La territorialité des données est bien sûr au cœur des interrogations. Un acteur comme Ivalua, historiquement franco-français, mais récemment tourné vers les Etats-Unis, reste parfaitement compatible avec les exigences du RGPD. « BravoSolution, rachetée par l’Américain Jaggaer, reste lui aussi tout à fait en accord avec le RGPD. Mis à part quelques acteurs comme l’Indien Zycus, les garanties sont fortes en la matière », assure Cédric Guillouet.
Dans le cas d’Amazon Web Services (AWS), les réticences peuvent se comprendre, car il y a un risque de redondance des données qui peuvent se retrouver sur le sol américain soumis à une réglementation très différente. « Effectivement, il y a une tendance forte à se tourner vers des fournisseurs de cloud français, en particulier lorsque les données sont sensibles. Mais finalement la majorité des données peuvent aujourd’hui être considérées comme sensibles. » observe François Tourrette, fondateur de la société Brapi (Benchmark des Responsables Achat de Prestations Intellectuelles).
« L’endroit où sont stockées les données est une question fondamentale. Bon nombre d’éditeurs, comme Jaggaer, ont adopté des hébergements en Europe ou en France, pour diminuer le risque lié au RGPD. La problématique de la localisation des données est aujourd’hui une question réglée pour les éditeurs Achats. Les seuls acteurs qui ont un problème sur ce plan sont les réseaux fournisseurs. Ariba par exemple dispose d’un réseau de ce type, de plusieurs milliers de sociétés, et toutes les données sont toujours hébergées aux Etats-Unis. Il va leur falloir mettre en place un hébergement de chaque côté de l’Atlantique et synchroniser l’ensemble », indique Patrick Chabannes, directeur commercial chez Jaggaer.

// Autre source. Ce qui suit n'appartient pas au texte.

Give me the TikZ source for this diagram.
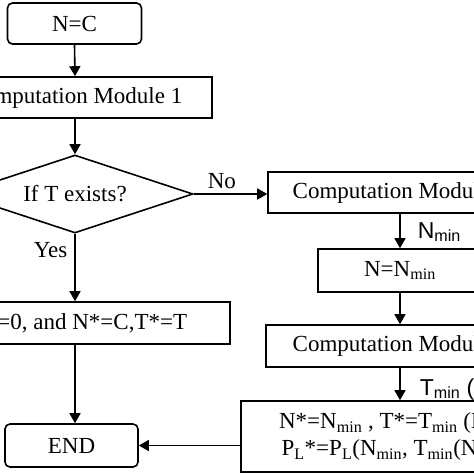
\documentclass[tikz,border=0pt]{standalone}
\usepackage{fontspec}
\setmainfont{Liberation Serif}
\newfontfamily\labelfont{Liberation Sans}
\usetikzlibrary{shapes.geometric, arrows.meta}

\begin{document}
\begin{tikzpicture}[x=1pt, y=-1pt, line width=1.6pt,
  box/.style={draw, rectangle, inner sep=0pt, minimum height=41pt, align=center, font=\fontsize{23}{27}\selectfont},
  term/.style={box, rounded corners=5pt},
  decision/.style={draw, diamond, aspect=3, inner sep=0pt, minimum width=236pt, minimum height=78pt, font=\fontsize{23}{27}\selectfont},
  arr/.style={-{Triangle[length=10pt,width=11pt]}},
  lbl/.style={inner sep=0pt, anchor=base west, font=\fontsize{23}{27}\selectfont},
  sanslbl/.style={lbl, font=\labelfont\fontsize{23}{27}\selectfont}]
\useasboundingbox (0,0) rectangle (474,474);
\clip (0,0) rectangle (474,474);

% left column
\node[term, minimum width=134pt] (start) at (74.5,23.5) {N=C};
\node[box, minimum width=274pt] (cm1) at (75,97.5) {Computation Module 1};
\node[decision] (ifT) at (75,194) {If T exists?};
\node[box, minimum width=310pt, minimum height=42pt] (zero) at (75,323) {P\textsubscript{L}*=0, and N*=C,T*=T};
\node[term, minimum width=133pt, minimum height=43pt] (stop) at (71.5,445.5) {END};

% right column
\node[box, minimum width=264pt] (cm2) at (400,192.5) {Computation Module 2};
\node[box, minimum width=164pt, minimum height=43pt] (nset) at (400,270.5) {N=N\textsubscript{min}};
\node[box, minimum width=268pt, minimum height=42pt] (cm3) at (400,346) {Computation Module 3};
\node[box, minimum width=318pt, minimum height=71pt] (opt) at (400,436.5) {N*=N\textsubscript{min} , T*=T\textsubscript{min} (N\textsubscript{min})\\P\textsubscript{L}*=P\textsubscript{L}(N\textsubscript{min}, T\textsubscript{min}(N\textsubscript{min}))};

% labels
\node[lbl] (no) at (207,188) {No};
\node[lbl] (yes) at (33,257) {Yes};
\node[sanslbl] (nminlbl) at (417,238) {N\textsubscript{min}};
\node[sanslbl] (tminlbl) at (419,395) {T\textsubscript{min} (N\textsubscript{min})};

% connectors
\draw[arr] (start.south) -- (cm1.north);
\draw[arr] (cm1) -- (ifT);
\draw[arr] (ifT.east) -- (ifT.east -| cm2.west);
\draw[arr] (ifT) -- (zero);
\draw[arr] (zero.south) -- (zero.south |- stop.north);
\draw[arr] (cm2) -- (nset);
\draw[arr] (nset) -- (cm3);
\draw[arr] (cm3) -- (opt);
\draw[arr] (stop.east -| opt.west) -- (stop.east);
\end{tikzpicture}
\end{document}
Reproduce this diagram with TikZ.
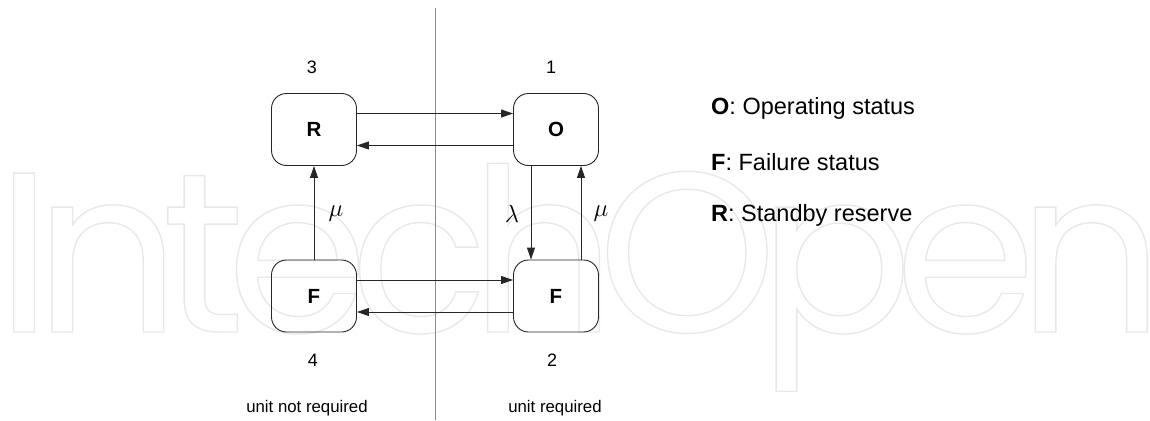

David Chassan souligne quant à lui « l’extraterritorialité du droit américain qui s’est à nouveau renforcé avec le Cloud Act qui permet aux autorités judiciaires américaines d’accéder aux données stockées hors des Etats Unis. En effet, peu importe que vos données soient localisées sur des serveurs en France ou en Europe par un fournisseur de Cloud américain. Ce dernier peut partager vos données à la demande des autorités judiciaires américaines. »
Les garanties de sécurité sont parfois également remises en question à juste titre. « Ce n’est pas parce qu’un hébergeur est de très haut niveau que l’éditeur de logiciels qui en est client lui achète tous les services. Il est même fréquent que l’éditeur achète un minimum de services. Il peut très bien acheter simplement un certain nombre de mètres carrés ainsi que la sécurité physique des lieux », confie Patrick Chabannes.
Il estime par ailleurs que « les applications informatiques des SI Achats ne sont pas assez auditées par leurs clients, avec des tests reposant sur des tentatives de pénétration réelle pour étudier le niveau de sécurité. Même s’il existe des certifications synonymes de garanties en la matière, la faiblesse de l’analyse de la sécurité du service vendu par les éditeurs peut parfois surprendre. »
La visite des locaux qui hébergent les solutions des éditeurs est recommandée aux entreprises clientes, en particulier s’il s’agit d’un hébergeur de moindre importance n’ayant pas de renom à l’échelle internationale.